» **WHAT TO PRODUCE**: Give all the lines below again, exactly, with no pictures.

--

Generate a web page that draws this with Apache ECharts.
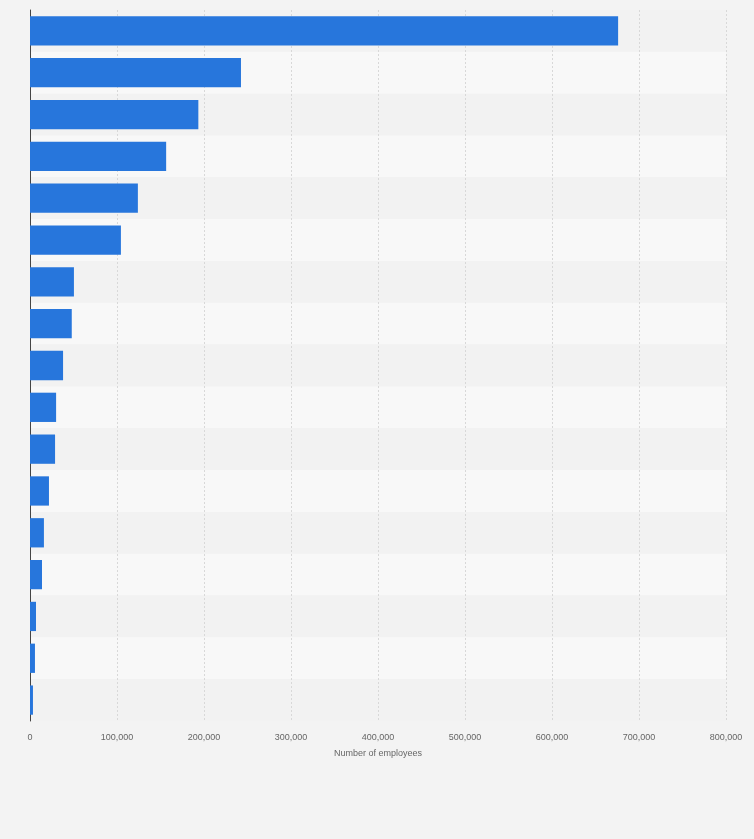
<!DOCTYPE html>
<html><head><meta charset="utf-8">
<script src="https://cdn.jsdelivr.net/npm/echarts@6/dist/echarts.min.js"></script>
<style>html,body{margin:0;padding:0;background:#f3f3f3;}#c{width:754px;height:839px;}</style>
</head><body><div id="c"></div>
<script>
const categories = ["1","2","3","4","5","6","7","8","9","10","11","12","13","14","15","16","17"];
const values = [676000,242500,193500,156500,124000,104500,50500,48000,38000,30000,28800,21800,16000,13800,6900,5700,3400];
const xTicks = [0,100000,200000,300000,400000,500000,600000,700000,800000];
const chart = echarts.init(document.getElementById('c'));
chart.setOption({
  backgroundColor:'#f3f3f3',
  animation:false,
  grid:{left:30,right:28,top:10,bottom:118,containLabel:false},
  xAxis:{type:'value',min:xTicks[0],max:xTicks[xTicks.length-1],interval:100000,
    name:'Number of employees',nameLocation:'middle',nameGap:28,
    nameTextStyle:{color:'#666',fontSize:9,fontFamily:'Liberation Sans'},
    axisLine:{show:false},axisTick:{show:false},
    axisLabel:{color:'#666',fontSize:9,fontFamily:'Liberation Sans',margin:12,
      formatter:v=>v.toLocaleString('en-US')},
    splitLine:{show:true,lineStyle:{color:'#d8d8d8',type:[2,2],width:1}}},
  yAxis:{type:'category',data:categories,inverse:true,
    axisLine:{show:true,lineStyle:{color:'#444',width:1}},axisTick:{show:false},
    axisLabel:{show:false},
    splitArea:{show:true,areaStyle:{color:['#f2f2f2','#f8f8f8']}}},
  series:[{type:'bar',data:values,barCategoryGap:'30%',
    itemStyle:{color:'#2776dc'}}]
});
</script></body></html>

--

» **SOLUTION**:
Generate a web page that draws this with Apache ECharts.
<!DOCTYPE html>
<html><head><meta charset="utf-8">
<script src="https://cdn.jsdelivr.net/npm/echarts@6/dist/echarts.min.js"></script>
<style>html,body{margin:0;padding:0;background:#f3f3f3;}#c{width:754px;height:839px;}</style>
</head><body><div id="c"></div>
<script>
const categories = ["1","2","3","4","5","6","7","8","9","10","11","12","13","14","15","16","17"];
const values = [676000,242500,193500,156500,124000,104500,50500,48000,38000,30000,28800,21800,16000,13800,6900,5700,3400];
const xTicks = [0,100000,200000,300000,400000,500000,600000,700000,800000];
const chart = echarts.init(document.getElementById('c'));
chart.setOption({
  backgroundColor:'#f3f3f3',
  animation:false,
  grid:{left:30,right:28,top:10,bottom:118,containLabel:false},
  xAxis:{type:'value',min:xTicks[0],max:xTicks[xTicks.length-1],interval:100000,
    name:'Number of employees',nameLocation:'middle',nameGap:28,
    nameTextStyle:{color:'#666',fontSize:9,fontFamily:'Liberation Sans'},
    axisLine:{show:false},axisTick:{show:false},
    axisLabel:{color:'#666',fontSize:9,fontFamily:'Liberation Sans',margin:12,
      formatter:v=>v.toLocaleString('en-US')},
    splitLine:{show:true,lineStyle:{color:'#d8d8d8',type:[2,2],width:1}}},
  yAxis:{type:'category',data:categories,inverse:true,
    axisLine:{show:true,lineStyle:{color:'#444',width:1}},axisTick:{show:false},
    axisLabel:{show:false},
    splitArea:{show:true,areaStyle:{color:['#f2f2f2','#f8f8f8']}}},
  series:[{type:'bar',data:values,barCategoryGap:'30%',
    itemStyle:{color:'#2776dc'}}]
});
</script></body></html>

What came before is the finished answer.